Many atheistic visitors are repelled by this holiness, seeing it as infectious superstition in a city suffering a pandemic of righteous bigotry. But that is to deny the profound human need for religion without which it is impossible to understand Jerusalem. Religions must explain the fragile joys and perpetual anxieties that mystify and frighten humanity: we need to sense a greater force than ourselves. We respect death and long to find meaning in it. As the meeting-place of God and man, Jerusalem is where these questions are settled at the Apocalypse—the End of Days, when there will be war, a battle between Christ and anti-Christ, when the Kaaba will come from Mecca to Jerusalem, when there will be judgment, resurrection of the dead and the reign of the Messiah and the Kingdom of Heaven, the New Jerusalem. All three Abrahamic religions believe in the Apocalypse, but the details vary by faith and sect. Secularists may regard all this as antique gobbledegook, but, on the contrary, such ideas are all too current. In this age of Jewish, Christian and Muslim fundamentalism, the Apocalypse is a dynamic force in the world’s febrile politics.

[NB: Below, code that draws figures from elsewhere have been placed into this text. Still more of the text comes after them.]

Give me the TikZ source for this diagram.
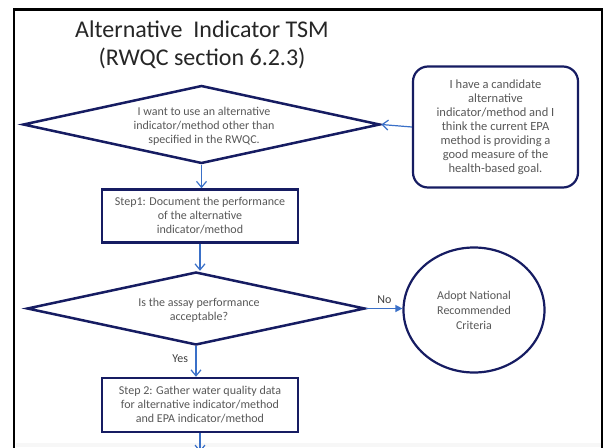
\documentclass[tikz,border=0pt]{standalone}
\usepackage{fontspec}
\setmainfont{Carlito}
\usetikzlibrary{shapes.geometric,arrows.meta}
\definecolor{navy}{RGB}{22,28,98}
\definecolor{flowblue}{RGB}{58,112,200}
\definecolor{txtgray}{RGB}{88,88,88}
\tikzset{
  dia/.style={shape=diamond, draw=navy, line width=2.5pt, inner sep=0pt},
  stepbox/.style={shape=rectangle, draw=navy, line width=2.5pt, inner sep=0pt,
    minimum width=196pt, minimum height=53pt, text=txtgray, align=center,
    font=\fontsize{12pt}{14pt}\selectfont},
  txt/.style={text=txtgray, align=center, font=\fontsize{12pt}{14pt}\selectfont},
  flow/.style={draw=flowblue, line width=1.2pt, -{Straight Barb[length=6pt,width=10pt,line width=1.2pt]}},
  flowfill/.style={draw=flowblue, line width=1.4pt, -{Triangle[length=7pt,width=7pt]}},
  lbl/.style={text=black!75, font=\fontsize{12pt}{14pt}\selectfont},
}
\begin{document}
\begin{tikzpicture}[x=1pt,y=-1pt]
\useasboundingbox (0,0) rectangle (604,447);
\clip (0,0) rectangle (604,447);
\fill[white] (0,0) rectangle (604,447);
% outer frame (open at the bottom edge)
\draw[black, line width=2.8pt] (14,460) -- (14,9.5) -- (602,9.5) -- (602,460);
\fill[black!3] (15.5,443) rectangle (600.5,447);

% title
\node[font=\fontsize{24pt}{28pt}\selectfont, align=center, text=black!85] (title) at (202,45)
  {Alternative\ \ Indicator TSM\\(RWQC section 6.2.3)};

% first decision
\node[dia, minimum width=357pt, minimum height=78pt] (d1) at (201.5,124.5) {};
\node[txt] (d1t) at (204,126) {I want to use an alternative\\indicator/method other than\\specified in the RWQC.};

% candidate box
\node[shape=rectangle, rounded corners=15pt, draw=navy, line width=2.2pt,
      minimum width=165pt, minimum height=121pt, inner sep=0pt] (cand) at (495.5,127) {};
\node[txt, font=\fontsize{12.5pt}{14pt}\selectfont] (candt) at (495.5,127) {I have a candidate\\alternative\\indicator/method and I\\think the current EPA\\method is providing a\\good measure of the\\health-based goal.};

% step 1
\node[stepbox] (s1) at (200,216) {Step1: Document the performance\\of the alternative\\indicator/method};

% second decision
\node[dia, minimum width=338pt, minimum height=73pt] (d2) at (196,308.5) {};
\node[txt] (d2t) at (199,310) {Is the assay performance\\acceptable?};

% adopt criteria
\node[shape=ellipse, draw=navy, line width=2.2pt, minimum width=141pt, minimum height=125pt,
      inner sep=0pt, txt, font=\fontsize{12pt}{15pt}\selectfont] (adopt) at (474,310)
  {Adopt National\\Recommended\\Criteria};

% step 2
\node[stepbox, minimum height=54pt] (s2) at (200,405) {Step 2: Gather water quality data\\for alternative indicator/method\\and EPA indicator/method};

% connectors
\draw[flow] (cand.west) -- (d1.east);
\draw[flow] (d1.south) -- (d1.south |- s1.north);
\draw[flow] (s1.south) -- (s1.south |- d2.north);
\draw[flowfill] (d2.east) -- (d2.east -| adopt.west) node[lbl, midway, above, yshift=1pt] (no) {No};
\draw[flow] (d2.south) -- (d2.south |- s2.north) node[lbl, pos=0.4, left, xshift=-4pt] (yes) {Yes};
\coordinate (next) at (200,452);
\draw[flow] (s2.south) -- (next);
\end{tikzpicture}
\end{document}
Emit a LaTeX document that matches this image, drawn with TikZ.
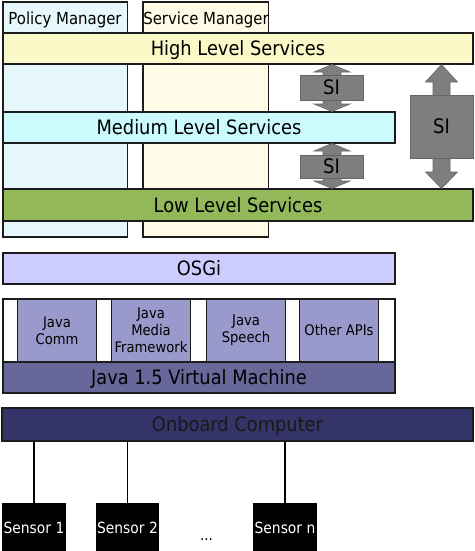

Death is our constant companion: pilgrims have long come to Jerusalem to die and be buried around the Temple Mount to be ready to rise again in the Apocalypse, and they continue to come. The city is surrounded by and founded upon cemeteries; the wizened body-parts of ancient saints are revered—the desiccated blackened right hand of Mary Magdalene is still displayed in the Greek Orthodox Superior’s Room in the Church of the Holy Sepulchre. Many shrines, even many private houses, are built around tombs. The darkness of this city of the dead stems not just from a sort of necrophilia, but also from necromancy: the dead here are almost alive, even as they await resurrection. The unending struggle for Jerusalem—massacres, mayhem, wars, terrorism, sieges and catastrophes—have made this place into a battlefield, in Aldous Huxley’s words the “slaughterhouse of the religions,” in Flaubert’s a “charnel-house.” Melville called the city a “skull” besieged by “armies of the dead”; while Edward Said remembered that his father had hated Jerusalem because it “reminded him of death.”